参考:厚生労働省 産業医の関係法令「労働安全衛生規則第14条第2項」
産業医の選任は、選任が必要となった時点より14日以内に決定し、管轄の労働基準監督署へ届け出る必要があります。
選任が必要となる時点とは、従業員の数が増え、新たに産業医を選任しなければならないときです。たとえば、従業員数が48人だった事業場に、新規採用で2人の増員があった場合は新たに産業医を選任する必要があります。
また、「来年度から従業員数が3,000人以上になってしまう」など、すでに産業医がいても新たに選任義務が生じる場合もあるでしょう。14日以内に届け出られるよう、さまざまなケースを想定しておかなければなりません。

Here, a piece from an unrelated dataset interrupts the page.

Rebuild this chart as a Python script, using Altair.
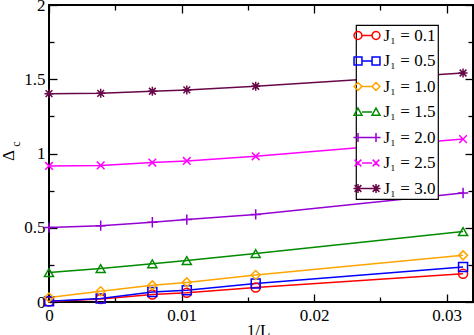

参考:厚生労働省 産業医の関係法令「労働安全衛生規則第13条第1項」
産業医選任の義務があるにもかかわらず、14日以内に届出をしなかった場合、50万円以下の罰金が課せられる可能性があります。
14日以内の選任期間に間に合うように、従業員の増減状況について把握し、計画的な産業医選任を行う必要があるでしょう。
産業医の選任においては、設置基準や選任、届出の期限を遵守する必要があります。
とくに、「何人の産業医が必要なのか」「雇用形態は嘱託か専属か」など、従業員数や業種により選任義務は変わります。今回ご紹介したポイントから自社の選任義務を整理するとよいでしょう。
産業医は、法令遵守のためだけに選任されるものではありません。従業員の健康を守り、組織としてのパフォーマンス向上の一翼を担うものだといえます。万全な安全管理体制を整え、健康経営を意識した組織づくりを推進していきましょう。